What needs to be done
Wherever "this" appears in a line, copy that line.

Source data
════════════════════

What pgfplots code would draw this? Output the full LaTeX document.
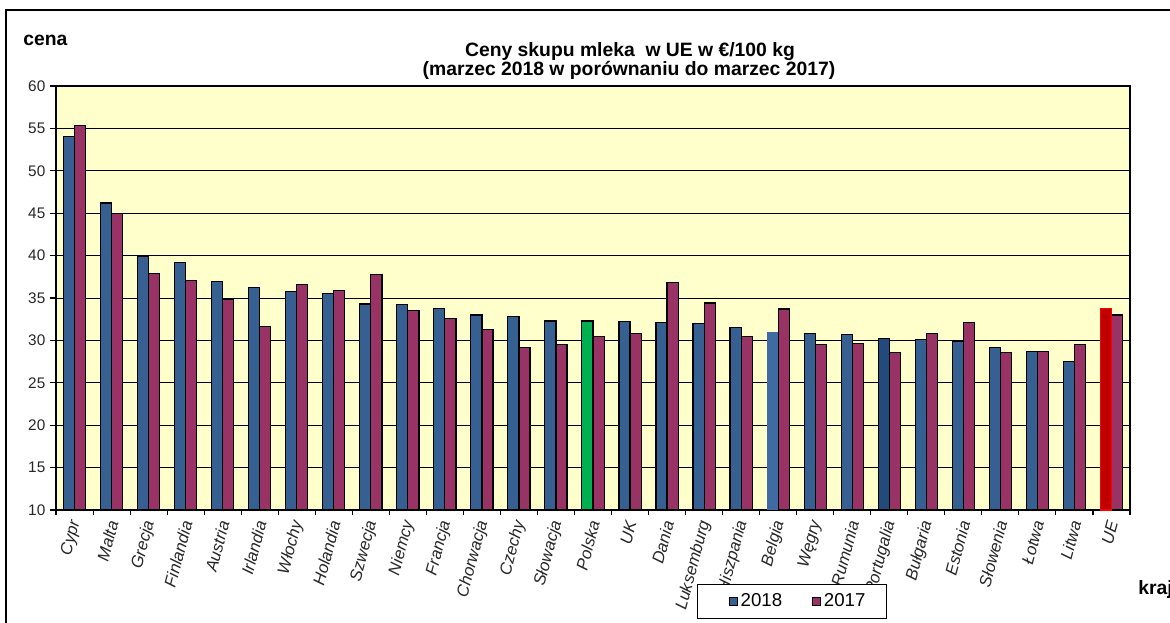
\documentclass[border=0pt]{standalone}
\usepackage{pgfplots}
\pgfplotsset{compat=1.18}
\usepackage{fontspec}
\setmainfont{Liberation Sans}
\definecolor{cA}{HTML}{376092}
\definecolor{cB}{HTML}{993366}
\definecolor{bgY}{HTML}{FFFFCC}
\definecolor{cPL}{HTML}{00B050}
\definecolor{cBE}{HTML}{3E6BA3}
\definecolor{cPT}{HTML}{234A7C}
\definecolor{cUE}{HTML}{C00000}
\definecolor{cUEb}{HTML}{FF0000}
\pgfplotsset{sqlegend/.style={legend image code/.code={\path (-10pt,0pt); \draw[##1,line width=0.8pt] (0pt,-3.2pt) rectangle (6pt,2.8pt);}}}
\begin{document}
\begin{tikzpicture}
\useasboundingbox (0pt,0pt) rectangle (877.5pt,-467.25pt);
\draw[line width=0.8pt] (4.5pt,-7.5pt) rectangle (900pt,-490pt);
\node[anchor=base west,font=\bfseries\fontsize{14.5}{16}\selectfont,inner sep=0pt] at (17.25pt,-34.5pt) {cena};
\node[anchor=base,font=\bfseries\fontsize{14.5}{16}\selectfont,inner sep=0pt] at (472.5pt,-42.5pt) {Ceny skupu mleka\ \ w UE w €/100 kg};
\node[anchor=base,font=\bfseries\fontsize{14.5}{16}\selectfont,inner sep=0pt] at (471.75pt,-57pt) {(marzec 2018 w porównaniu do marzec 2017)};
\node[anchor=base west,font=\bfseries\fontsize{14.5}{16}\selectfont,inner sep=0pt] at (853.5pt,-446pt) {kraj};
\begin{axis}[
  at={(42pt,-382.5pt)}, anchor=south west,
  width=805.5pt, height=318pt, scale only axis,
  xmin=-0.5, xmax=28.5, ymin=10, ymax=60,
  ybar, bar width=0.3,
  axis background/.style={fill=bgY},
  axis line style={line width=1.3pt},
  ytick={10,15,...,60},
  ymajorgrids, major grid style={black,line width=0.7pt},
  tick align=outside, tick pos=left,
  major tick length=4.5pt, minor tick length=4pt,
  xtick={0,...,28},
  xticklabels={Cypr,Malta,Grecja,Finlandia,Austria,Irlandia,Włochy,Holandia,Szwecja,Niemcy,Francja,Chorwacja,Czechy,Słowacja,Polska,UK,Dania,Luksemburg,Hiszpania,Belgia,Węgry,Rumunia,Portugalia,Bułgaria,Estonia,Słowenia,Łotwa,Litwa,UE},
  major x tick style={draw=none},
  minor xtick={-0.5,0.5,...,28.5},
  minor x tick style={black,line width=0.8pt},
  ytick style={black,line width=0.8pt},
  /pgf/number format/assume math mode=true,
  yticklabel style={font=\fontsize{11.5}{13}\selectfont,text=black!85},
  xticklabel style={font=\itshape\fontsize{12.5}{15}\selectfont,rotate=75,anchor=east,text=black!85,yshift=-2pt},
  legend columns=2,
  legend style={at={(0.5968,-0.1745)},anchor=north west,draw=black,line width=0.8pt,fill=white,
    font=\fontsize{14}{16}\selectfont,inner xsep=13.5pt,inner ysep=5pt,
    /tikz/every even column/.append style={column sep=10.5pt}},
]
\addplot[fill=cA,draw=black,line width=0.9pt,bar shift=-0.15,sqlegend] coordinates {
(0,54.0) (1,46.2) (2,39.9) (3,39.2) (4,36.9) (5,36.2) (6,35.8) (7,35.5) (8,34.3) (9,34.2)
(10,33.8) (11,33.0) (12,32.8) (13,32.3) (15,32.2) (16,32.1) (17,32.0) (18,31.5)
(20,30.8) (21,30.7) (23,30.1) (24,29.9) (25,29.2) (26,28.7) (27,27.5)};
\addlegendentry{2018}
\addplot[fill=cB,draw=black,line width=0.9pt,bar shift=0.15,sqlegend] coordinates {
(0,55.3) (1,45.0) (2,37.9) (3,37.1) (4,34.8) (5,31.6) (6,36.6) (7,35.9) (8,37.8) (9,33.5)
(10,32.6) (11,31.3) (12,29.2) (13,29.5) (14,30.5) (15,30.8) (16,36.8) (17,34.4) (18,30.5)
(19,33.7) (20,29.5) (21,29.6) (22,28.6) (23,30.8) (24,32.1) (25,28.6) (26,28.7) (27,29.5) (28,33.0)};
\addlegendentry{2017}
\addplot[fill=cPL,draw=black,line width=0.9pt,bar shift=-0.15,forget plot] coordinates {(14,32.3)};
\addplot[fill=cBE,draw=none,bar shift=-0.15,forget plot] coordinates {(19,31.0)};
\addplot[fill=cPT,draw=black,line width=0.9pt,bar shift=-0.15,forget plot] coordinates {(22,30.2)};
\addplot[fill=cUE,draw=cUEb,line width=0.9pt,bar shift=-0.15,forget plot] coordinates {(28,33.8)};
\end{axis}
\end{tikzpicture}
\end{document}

════════════════════

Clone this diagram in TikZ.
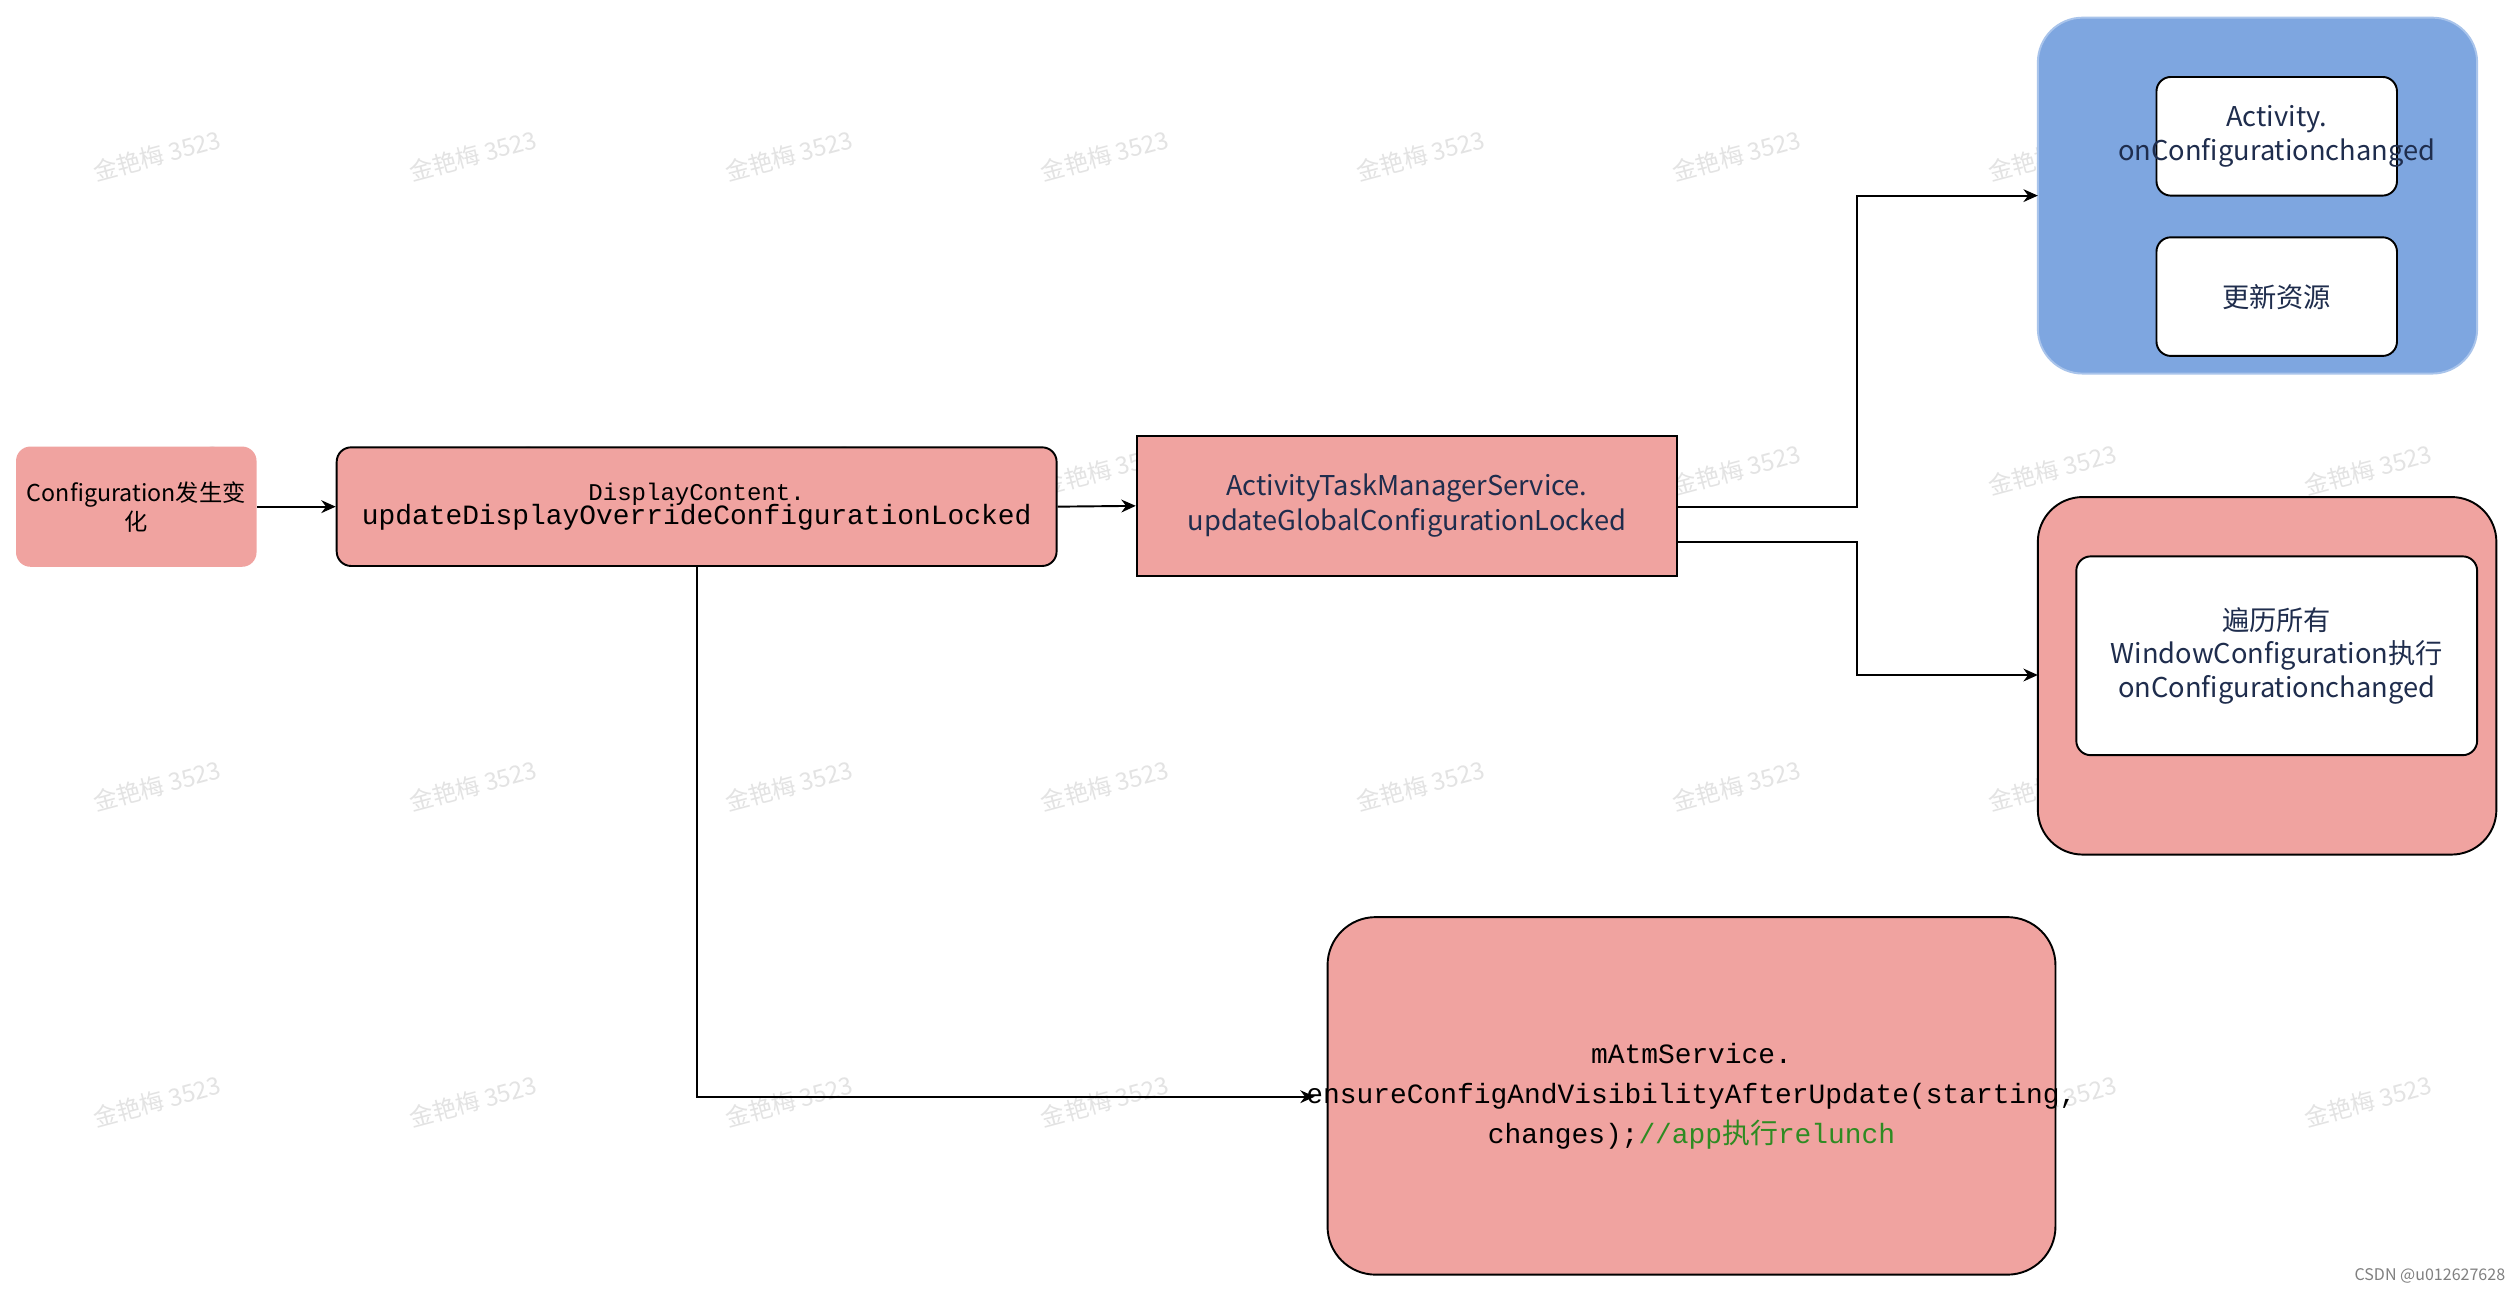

════════════════════

Final result
What pgfplots code would draw this? Output the full LaTeX document.
Clone this diagram in TikZ.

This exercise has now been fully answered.